10 thoughts on “Do You Need Vision Therapy?

  1. Kari,
    I can look behind me and see the consequences of my actions clearly but I have a problem looking forward and seeing clearly whats going to happen when I take certain actions. It is not that I can not see clearly but I let things fog up my vision looking forward until it is too late and I am running into the consequences and wondering how did that happen. Then I am like well duh….

    • I get what you're saying for sure. Seems like we can recognize our lessons from the past but struggle applying them to the future and preventing similar mistakes. Also, seems like we easily let life get away from us instead of intentionally keeping short accounts and diligently implementing a preventative maintenance program.
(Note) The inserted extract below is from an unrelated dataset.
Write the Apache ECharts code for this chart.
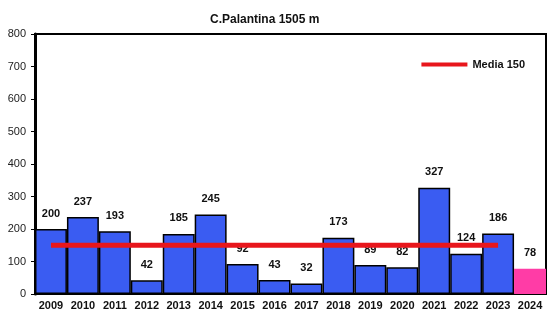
<!DOCTYPE html>
<html>
<head>
<meta charset="utf-8">
<script src="https://cdn.jsdelivr.net/npm/echarts@6/dist/echarts.min.js"></script>
<style>
  html, body { margin: 0; padding: 0; background: #fff; }
  #chart { width: 548px; height: 311px; }
</style>
</head>
<body>
<div id="chart"></div>
<script>
const years = ["2009", "2010", "2011", "2012", "2013", "2014", "2015", "2016",
  "2017", "2018", "2019", "2020", "2021", "2022", "2023", "2024"];
const snow = [200, 237, 193, 42, 185, 245, 92, 43, 32, 173, 89, 82, 327, 124, 186, 78];
const media = [150, 150, 150, 150, 150, 150, 150, 150, 150, 150, 150, 150, 150, 150, 150, "-"];
const yTicks = [0, 100, 200, 300, 400, 500, 600, 700, 800];

const chart = echarts.init(document.getElementById("chart"));

// ultimo anno in rosa
const barData = snow.map(function (v, i) {
  if (i === snow.length - 1) {
    return { value: v, itemStyle: { color: "#ff3ca6", borderColor: "#ff3ca6" } };
  }
  return v;
});

chart.setOption({
  animation: false,
  title: {
    text: "C.Palantina 1505 m",
    left: 205,
    top: 9,
    textStyle: { fontFamily: "Liberation Sans", fontSize: 12, fontWeight: "bold", color: "#111" }
  },
  legend: {
    data: ["Media 150"],
    right: 18,
    top: 54,
    itemWidth: 46,
    itemHeight: 4,
    itemGap: 4,
    icon: "rect",
    textStyle: { fontFamily: "Liberation Sans", fontSize: 11, fontWeight: "bold", color: "#111" }
  },
  grid: {
    left: 35,
    right: 2,
    top: 34,
    bottom: 17,
    show: true,
    borderColor: "#000",
    borderWidth: 2
  },
  xAxis: {
    type: "category",
    data: years,
    axisLine: { lineStyle: { color: "#000", width: 2 } },
    axisTick: { show: false },
    axisLabel: {
      margin: 6,
      fontFamily: "Liberation Sans",
      fontSize: 11,
      fontWeight: "bold",
      color: "#111"
    }
  },
  yAxis: {
    type: "value",
    min: yTicks[0],
    max: yTicks[yTicks.length - 1],
    interval: 100,
    splitLine: { show: false },
    axisLine: { show: true, lineStyle: { color: "#000", width: 3 } },
    axisTick: { show: true, length: 4, lineStyle: { color: "#000" } },
    axisLabel: {
      margin: 9,
      fontFamily: "Liberation Sans",
      fontSize: 11,
      color: "#222"
    }
  },
  series: [
    {
      name: "Neve",
      type: "bar",
      data: barData,
      barCategoryGap: 0,
      itemStyle: { color: "#3a5cf2", borderColor: "#000", borderWidth: 1.5 },
      label: {
        show: true,
        position: "top",
        distance: 10,
        fontFamily: "Liberation Sans",
        fontSize: 11,
        fontWeight: "bold",
        color: "#111"
      },
      z: 2
    },
    {
      name: "Media 150",
      type: "line",
      data: media,
      symbol: "none",
      lineStyle: { color: "#e8161c", width: 5 },
      itemStyle: { color: "#e8161c" },
      z: 3
    }
  ]
});
</script>
</body>
</html>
  2. I didn't know I was nearsighted until 6th grade when my science teacher noted I had difficulty seeing the blackboard and suggested I have my eyes examined (as opposed to my head). After I put on my 1st pair of glasses, I looked down the street from our house and saw distant trees clearly. Anyone who has his/her vision corrected usually notes seeing leaves on trees or individual blades of grass. For the seeing impaired, we don't know we have bad vision. We think blurry is normal.

    I note this because people who don't know Christ live blurry lives but they think it's normal. I need to remember to treat lost souls with greater grace, after all, I once was lost but now am found, was blind but now see–and that thanks to the grace and mercy of God.
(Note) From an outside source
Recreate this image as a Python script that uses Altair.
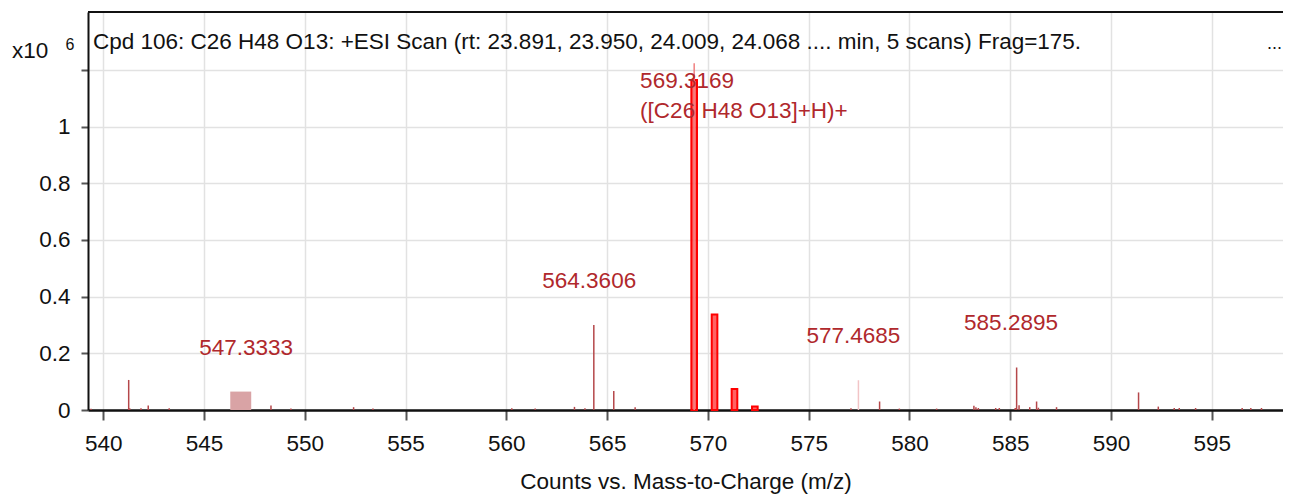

    Kari, you did a marvelous job of taking the eye/vision analogy and connecting it with sound spiritual truth.

    • Thanks! I remember the times I got new glasses and could see the details of leave and trees so clearly. Great analogy with the unsaved too. Love that application. It occurs to me that many Christians are still living blurry lives as well in that they are saved, but they fail to see beyond that to the unending blessing that the gospel has for all believers. Great points. Thanks for providing more clarity.
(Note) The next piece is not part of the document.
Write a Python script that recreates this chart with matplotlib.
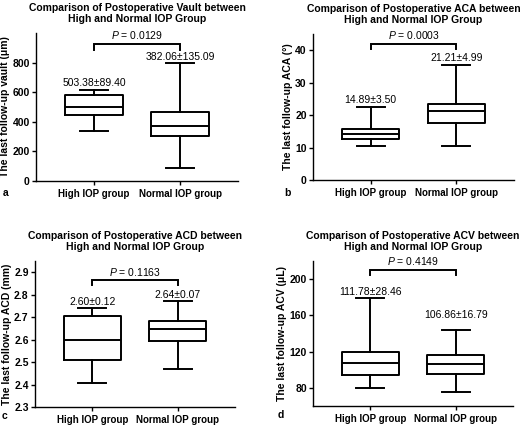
import matplotlib
matplotlib.use("Agg")
import matplotlib.pyplot as plt

plt.rcParams["font.family"] = ["Liberation Sans", "DejaVu Sans"]
plt.rcParams["mathtext.fontset"] = "custom"
plt.rcParams["mathtext.rm"] = "Liberation Sans"
plt.rcParams["mathtext.it"] = "Liberation Sans:italic"

# Data
groups = ["High IOP group", "Normal IOP group"]

titles = [
    "Comparison of Postoperative Vault between\nHigh and Normal IOP Group",
    "Comparison of Postoperative ACA between\nHigh and Normal IOP Group",
    "Comparison of Postoperative ACD between\nHigh and Normal IOP Group",
    "Comparison of Postoperative ACV between\nHigh and Normal IOP Group",
]
ylabels = [
    "The last follow-up vault (μm)",
    "The last follow-up ACA (°)",
    "The last follow-up ACD (mm)",
    "The last follow-up ACV (μL)",
]
panel_letters = ["a", "b", "c", "d"]

# [whislo, q1, median, q3, whishi] for (High, Normal)
vault_stats = [[338, 443, 503, 583, 616], [89, 302, 370, 466, 795]]
aca_stats = [[10.5, 12.65, 14.1, 15.7, 22.6], [10.5, 17.7, 21.4, 23.5, 35.5]]
acd_stats = [[2.407, 2.51, 2.60, 2.705, 2.74], [2.468, 2.593, 2.648, 2.685, 2.77]]
acv_stats = [[79.7, 93.9, 107.8, 119.3, 178.8], [75.6, 95.0, 105.9, 116.8, 144.2]]

mean_sd = [
    ["503.38±89.40", "382.06±135.09"],
    ["14.89±3.50", "21.21±4.99"],
    ["2.60±0.12", "2.64±0.07"],
    ["111.78±28.46", "106.86±16.79"],
]
p_values = ["0.0129", "0.0003", "0.1163", "0.4149"]

# bracket (top, leg end) in data units
brackets = [(925, 887), (42.0, 40.4), (2.864, 2.845), (210.5, 204.3)]

ylims = [(0, 1000), (0, 45), (2.3, 2.95), (60, 220)]
yticks = [
    [0, 200, 400, 600, 800],
    [0, 10, 20, 30, 40],
    [2.3, 2.4, 2.5, 2.6, 2.7, 2.8, 2.9],
    [80, 120, 160, 200],
]
ytick_fmt = ["{:.0f}", "{:.0f}", "{:.1f}", "{:.0f}"]

# annotation offsets above whisker cap (points)
label_offsets = [[1, 1], [1, 1], [1, 1], [1, 7]]

all_stats = [vault_stats, aca_stats, acd_stats, acv_stats]

W, H = 520, 428
fig = plt.figure(figsize=(W / 100, H / 100), dpi=100)

# axes rectangles in pixels: left, top, right, bottom
rects_px = [
    (36, 33, 238, 181),
    (313, 34, 514, 180),
    (35, 261, 235, 407),
    (313, 261, 513, 406),
]
letter_pos = [(3, 193), (284, 193), (2, 416), (278, 415)]

LW = 1.4

for i in range(4):
    l, t, r, b = rects_px[i]
    ax = fig.add_axes([l / W, 1 - b / H, (r - l) / W, (b - t) / H])

    stats = []
    for g, s in zip(groups, all_stats[i]):
        stats.append(dict(label=g, whislo=s[0], q1=s[1], med=s[2], q3=s[3], whishi=s[4], fliers=[]))

    ax.bxp(
        stats,
        positions=[0, 1],
        widths=0.67,
        capwidths=0.33,
        showfliers=False,
        patch_artist=False,
        boxprops=dict(color="black", linewidth=LW),
        whiskerprops=dict(color="black", linewidth=LW),
        capprops=dict(color="black", linewidth=LW),
        medianprops=dict(color="black", linewidth=LW),
    )

    ax.set_xlim(-0.674, 1.674)
    ax.set_ylim(*ylims[i])
    ax.set_yticks(yticks[i])
    ax.set_yticklabels([ytick_fmt[i].format(v) for v in yticks[i]], fontsize=7.5, fontweight="bold")
    ax.set_xticks([0, 1])
    ax.set_xticklabels(groups, fontsize=7, fontweight="bold")

    for side in ["top", "right"]:
        ax.spines[side].set_visible(False)
    for side in ["left", "bottom"]:
        ax.spines[side].set_linewidth(1.0)
    ax.tick_params(axis="both", length=3, width=1.0, pad=1.5, color="black")
    ax.tick_params(axis="x", pad=2.5)

    ax.set_ylabel(ylabels[i], fontsize=7.5, fontweight="bold", labelpad=1.5)
    ax.set_title(titles[i], fontsize=7.5, fontweight="bold", pad=8, linespacing=1.15)

    # mean ± SD labels
    for j, s in enumerate(all_stats[i]):
        ax.annotate(mean_sd[i][j], xy=(j, s[4]), xytext=(0, label_offsets[i][j]),
                    textcoords="offset points", ha="center", va="bottom", fontsize=7.5)

    # significance bracket
    top, leg = brackets[i]
    ax.plot([0, 0, 1, 1], [leg, top, top, leg], color="black", linewidth=LW,
            solid_joinstyle="miter", clip_on=False)
    ax.annotate(f"$\\it{{P}}$ = {p_values[i]}", xy=(0.5, top), xytext=(0, 2),
                textcoords="offset points", ha="center", va="bottom", fontsize=7.5,
                annotation_clip=False)

    lx, ly = letter_pos[i]
    fig.text(lx / W, 1 - ly / H, panel_letters[i], fontsize=7.5, fontweight="bold",
             ha="left", va="center")

fig.savefig("out.png", dpi=100)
      • I remember the first time I got glasses and went to a basketball game and look at the score board and was amazed at all the information it had. I turned to my girl friend who is now my wife and asked her "have you always been able to see that! ?. Of course was her reply. I'm like wow.

  3. We've suspected that my four-year old is having some vision problems, so I've been learning a lot about this lately. Convergence insufficiency seems to be a very common problem – especially nowadays with handheld video games. The docs said just to keep an eye on him but hopefully he'll be OK. What symptoms did you notice for your son?

    • He was behind a couple of grade levels in reading, improving but still resisting, comprehension was very low, attention span was terrible, attitude problems during reading and homework time and flipping his b's and d's were the ones I initially noticed. He came to us behind, so I thought it was just because of his poor upbringing to that point. After two years, I just felt like I was missing something, so his teacher suggested checking this out. Her sister apprently had similar problems and had gotten help through vision therapy. So, I went on the web site to our closest therapist (an hour from our home), and the symptoms listed there seemed post on. I started questioning my son and discovered there were more symptoms he had but just hadn't said anything as he thought it was normal. I didn't even know eye therapy existed, but I know make sure others know about it. Hope this helps!